§ **WRITTEN EXERCISE**:
Retype every line from the top of the entries down to the one with "plt.rcParams['mathtext.it'] = 'Liberation", both included, and skip the pictures.

§ **Stored data entries**:

============================================================

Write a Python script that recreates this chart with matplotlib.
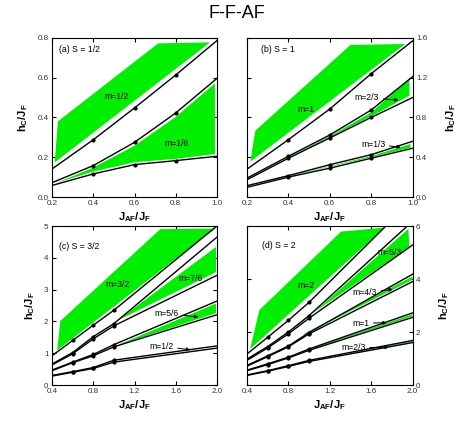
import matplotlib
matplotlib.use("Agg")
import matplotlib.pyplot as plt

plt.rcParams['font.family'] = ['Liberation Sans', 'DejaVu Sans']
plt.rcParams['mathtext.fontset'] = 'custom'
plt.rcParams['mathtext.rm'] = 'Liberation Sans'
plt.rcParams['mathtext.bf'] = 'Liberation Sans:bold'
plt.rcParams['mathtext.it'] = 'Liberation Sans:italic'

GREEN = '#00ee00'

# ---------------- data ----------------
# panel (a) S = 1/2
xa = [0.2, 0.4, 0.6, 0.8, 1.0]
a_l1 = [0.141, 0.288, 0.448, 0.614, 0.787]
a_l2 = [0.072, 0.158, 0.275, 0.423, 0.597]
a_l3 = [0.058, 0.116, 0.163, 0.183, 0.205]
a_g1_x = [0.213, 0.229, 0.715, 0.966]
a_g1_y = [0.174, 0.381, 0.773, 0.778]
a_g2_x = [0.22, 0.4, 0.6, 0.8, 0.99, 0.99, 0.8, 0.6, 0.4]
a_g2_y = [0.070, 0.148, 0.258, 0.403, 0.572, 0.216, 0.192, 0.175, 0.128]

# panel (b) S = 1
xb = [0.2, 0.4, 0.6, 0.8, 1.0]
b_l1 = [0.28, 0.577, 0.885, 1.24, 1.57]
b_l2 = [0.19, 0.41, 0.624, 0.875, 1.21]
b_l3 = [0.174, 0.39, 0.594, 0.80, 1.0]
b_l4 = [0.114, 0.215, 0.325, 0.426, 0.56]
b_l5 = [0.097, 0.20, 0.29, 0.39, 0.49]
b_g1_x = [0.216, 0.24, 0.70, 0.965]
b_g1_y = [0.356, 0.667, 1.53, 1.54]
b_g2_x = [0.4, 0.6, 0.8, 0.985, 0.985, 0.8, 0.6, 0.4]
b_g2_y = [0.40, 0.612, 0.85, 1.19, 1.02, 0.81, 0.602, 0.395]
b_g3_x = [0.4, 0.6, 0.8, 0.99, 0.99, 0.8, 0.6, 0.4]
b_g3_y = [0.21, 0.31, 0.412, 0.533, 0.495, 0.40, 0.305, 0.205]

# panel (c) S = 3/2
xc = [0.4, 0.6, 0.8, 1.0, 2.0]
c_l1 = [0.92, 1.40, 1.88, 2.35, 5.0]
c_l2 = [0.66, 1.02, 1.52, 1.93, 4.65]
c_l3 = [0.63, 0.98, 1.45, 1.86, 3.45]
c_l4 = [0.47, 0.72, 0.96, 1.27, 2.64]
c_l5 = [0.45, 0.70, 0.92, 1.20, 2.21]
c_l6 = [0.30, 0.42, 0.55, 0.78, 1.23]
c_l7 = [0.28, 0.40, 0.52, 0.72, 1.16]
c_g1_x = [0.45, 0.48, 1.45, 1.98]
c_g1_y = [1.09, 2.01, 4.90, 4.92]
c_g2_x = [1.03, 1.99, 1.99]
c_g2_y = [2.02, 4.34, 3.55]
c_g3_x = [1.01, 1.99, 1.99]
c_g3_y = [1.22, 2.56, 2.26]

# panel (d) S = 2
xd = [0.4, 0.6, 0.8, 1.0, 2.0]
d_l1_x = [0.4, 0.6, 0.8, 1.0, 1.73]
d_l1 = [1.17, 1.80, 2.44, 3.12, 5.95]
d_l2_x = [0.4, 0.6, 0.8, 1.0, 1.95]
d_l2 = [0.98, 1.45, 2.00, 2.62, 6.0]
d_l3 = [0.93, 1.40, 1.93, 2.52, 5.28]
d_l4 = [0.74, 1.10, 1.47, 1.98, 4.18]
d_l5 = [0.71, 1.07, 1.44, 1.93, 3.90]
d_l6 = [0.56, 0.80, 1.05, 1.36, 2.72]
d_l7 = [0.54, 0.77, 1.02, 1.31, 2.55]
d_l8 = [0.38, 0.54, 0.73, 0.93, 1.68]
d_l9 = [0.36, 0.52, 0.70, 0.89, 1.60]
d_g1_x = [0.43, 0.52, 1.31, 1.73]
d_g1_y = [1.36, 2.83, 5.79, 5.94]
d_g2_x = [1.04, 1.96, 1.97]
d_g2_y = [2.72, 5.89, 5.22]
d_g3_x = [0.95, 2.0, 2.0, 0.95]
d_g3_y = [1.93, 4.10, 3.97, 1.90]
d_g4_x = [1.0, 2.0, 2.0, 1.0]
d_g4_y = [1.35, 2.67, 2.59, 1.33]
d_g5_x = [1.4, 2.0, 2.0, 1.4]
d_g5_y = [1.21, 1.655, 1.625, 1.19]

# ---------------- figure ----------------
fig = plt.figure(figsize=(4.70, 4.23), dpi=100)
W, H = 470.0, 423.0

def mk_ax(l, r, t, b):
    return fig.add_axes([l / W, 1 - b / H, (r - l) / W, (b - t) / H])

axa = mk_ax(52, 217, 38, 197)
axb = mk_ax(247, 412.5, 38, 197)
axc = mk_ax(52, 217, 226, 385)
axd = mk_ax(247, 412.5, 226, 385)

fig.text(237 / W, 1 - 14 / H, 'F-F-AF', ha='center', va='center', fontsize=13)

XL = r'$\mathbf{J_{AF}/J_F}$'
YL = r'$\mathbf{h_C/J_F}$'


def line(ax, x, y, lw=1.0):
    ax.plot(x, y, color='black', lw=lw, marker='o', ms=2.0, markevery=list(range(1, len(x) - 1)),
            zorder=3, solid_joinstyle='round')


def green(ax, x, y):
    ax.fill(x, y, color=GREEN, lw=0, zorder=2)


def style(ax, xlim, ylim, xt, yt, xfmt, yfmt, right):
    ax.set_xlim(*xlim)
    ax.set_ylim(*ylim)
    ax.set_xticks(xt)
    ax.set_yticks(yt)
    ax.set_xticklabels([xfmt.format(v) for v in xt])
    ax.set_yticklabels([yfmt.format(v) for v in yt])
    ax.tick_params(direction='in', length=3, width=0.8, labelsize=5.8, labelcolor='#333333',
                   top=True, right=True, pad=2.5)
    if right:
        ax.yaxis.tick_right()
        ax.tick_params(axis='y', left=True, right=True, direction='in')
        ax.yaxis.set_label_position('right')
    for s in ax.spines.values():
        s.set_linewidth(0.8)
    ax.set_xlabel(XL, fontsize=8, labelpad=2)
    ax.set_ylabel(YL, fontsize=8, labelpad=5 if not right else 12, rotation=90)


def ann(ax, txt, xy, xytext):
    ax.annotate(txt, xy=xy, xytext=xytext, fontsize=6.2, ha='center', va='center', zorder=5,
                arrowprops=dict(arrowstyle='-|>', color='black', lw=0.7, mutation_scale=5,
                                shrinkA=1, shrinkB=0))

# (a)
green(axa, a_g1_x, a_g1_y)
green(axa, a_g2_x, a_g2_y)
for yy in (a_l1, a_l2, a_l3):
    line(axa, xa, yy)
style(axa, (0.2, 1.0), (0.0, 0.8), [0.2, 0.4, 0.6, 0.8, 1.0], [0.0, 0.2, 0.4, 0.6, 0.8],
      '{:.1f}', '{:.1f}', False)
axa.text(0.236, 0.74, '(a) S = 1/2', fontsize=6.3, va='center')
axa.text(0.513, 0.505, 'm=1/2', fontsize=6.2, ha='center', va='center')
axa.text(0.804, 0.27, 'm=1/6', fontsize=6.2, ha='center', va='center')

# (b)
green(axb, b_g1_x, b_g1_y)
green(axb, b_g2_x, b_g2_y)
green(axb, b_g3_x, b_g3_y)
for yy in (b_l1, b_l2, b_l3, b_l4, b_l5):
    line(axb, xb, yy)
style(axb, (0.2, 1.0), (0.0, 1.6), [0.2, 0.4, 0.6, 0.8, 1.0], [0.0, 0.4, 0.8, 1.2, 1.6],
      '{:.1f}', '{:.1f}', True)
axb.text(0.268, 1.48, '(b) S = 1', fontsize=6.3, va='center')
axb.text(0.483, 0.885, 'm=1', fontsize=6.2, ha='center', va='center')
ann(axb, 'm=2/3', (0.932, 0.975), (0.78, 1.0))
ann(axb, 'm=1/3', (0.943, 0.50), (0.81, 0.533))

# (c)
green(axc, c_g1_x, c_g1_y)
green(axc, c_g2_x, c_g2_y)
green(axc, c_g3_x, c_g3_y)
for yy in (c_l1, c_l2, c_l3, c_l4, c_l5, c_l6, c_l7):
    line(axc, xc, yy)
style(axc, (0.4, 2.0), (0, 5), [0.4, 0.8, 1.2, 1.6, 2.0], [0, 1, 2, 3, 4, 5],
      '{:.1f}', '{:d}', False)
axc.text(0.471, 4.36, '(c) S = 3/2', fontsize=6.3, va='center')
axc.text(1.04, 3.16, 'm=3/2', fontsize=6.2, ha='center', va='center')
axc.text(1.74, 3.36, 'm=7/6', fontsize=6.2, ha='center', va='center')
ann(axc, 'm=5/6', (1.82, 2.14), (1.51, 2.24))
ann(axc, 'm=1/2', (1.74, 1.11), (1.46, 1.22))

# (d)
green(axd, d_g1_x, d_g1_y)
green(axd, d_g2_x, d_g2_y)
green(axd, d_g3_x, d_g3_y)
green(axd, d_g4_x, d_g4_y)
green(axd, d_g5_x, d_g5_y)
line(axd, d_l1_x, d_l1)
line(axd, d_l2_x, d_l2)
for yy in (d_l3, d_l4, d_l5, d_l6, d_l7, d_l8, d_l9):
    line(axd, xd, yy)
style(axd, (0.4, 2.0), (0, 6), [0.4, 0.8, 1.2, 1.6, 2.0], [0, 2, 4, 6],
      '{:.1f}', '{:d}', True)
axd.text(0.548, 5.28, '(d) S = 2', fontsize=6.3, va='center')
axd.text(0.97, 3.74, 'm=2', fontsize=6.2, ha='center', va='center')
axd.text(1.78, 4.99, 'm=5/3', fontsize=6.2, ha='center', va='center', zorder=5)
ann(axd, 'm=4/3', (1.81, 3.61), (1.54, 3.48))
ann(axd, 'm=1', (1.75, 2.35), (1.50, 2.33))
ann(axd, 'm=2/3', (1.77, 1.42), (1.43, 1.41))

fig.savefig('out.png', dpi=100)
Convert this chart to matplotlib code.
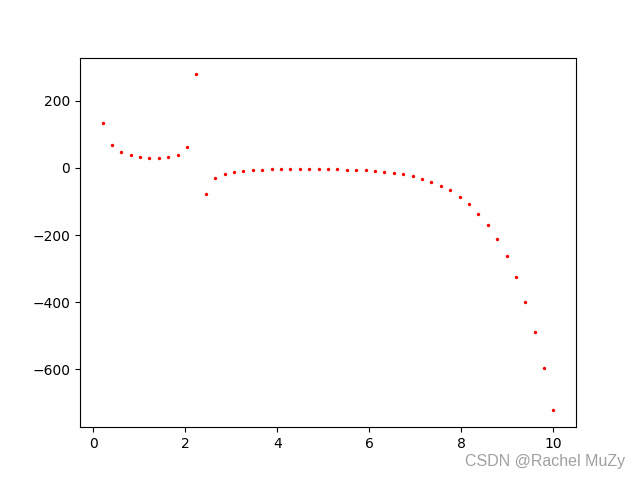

============================================================

§ **SOLUTION FOR THIS TASK**:
Write a Python script that recreates this chart with matplotlib.
import matplotlib
matplotlib.use("Agg")
import matplotlib.pyplot as plt

plt.rcParams['font.family'] = ['Liberation Sans', 'DejaVu Sans']
plt.rcParams['mathtext.fontset'] = 'custom'
plt.rcParams['mathtext.rm'] = 'Liberation Sans'
plt.rcParams['mathtext.bf'] = 'Liberation Sans:bold'
plt.rcParams['mathtext.it'] = 'Liberation Sans:italic'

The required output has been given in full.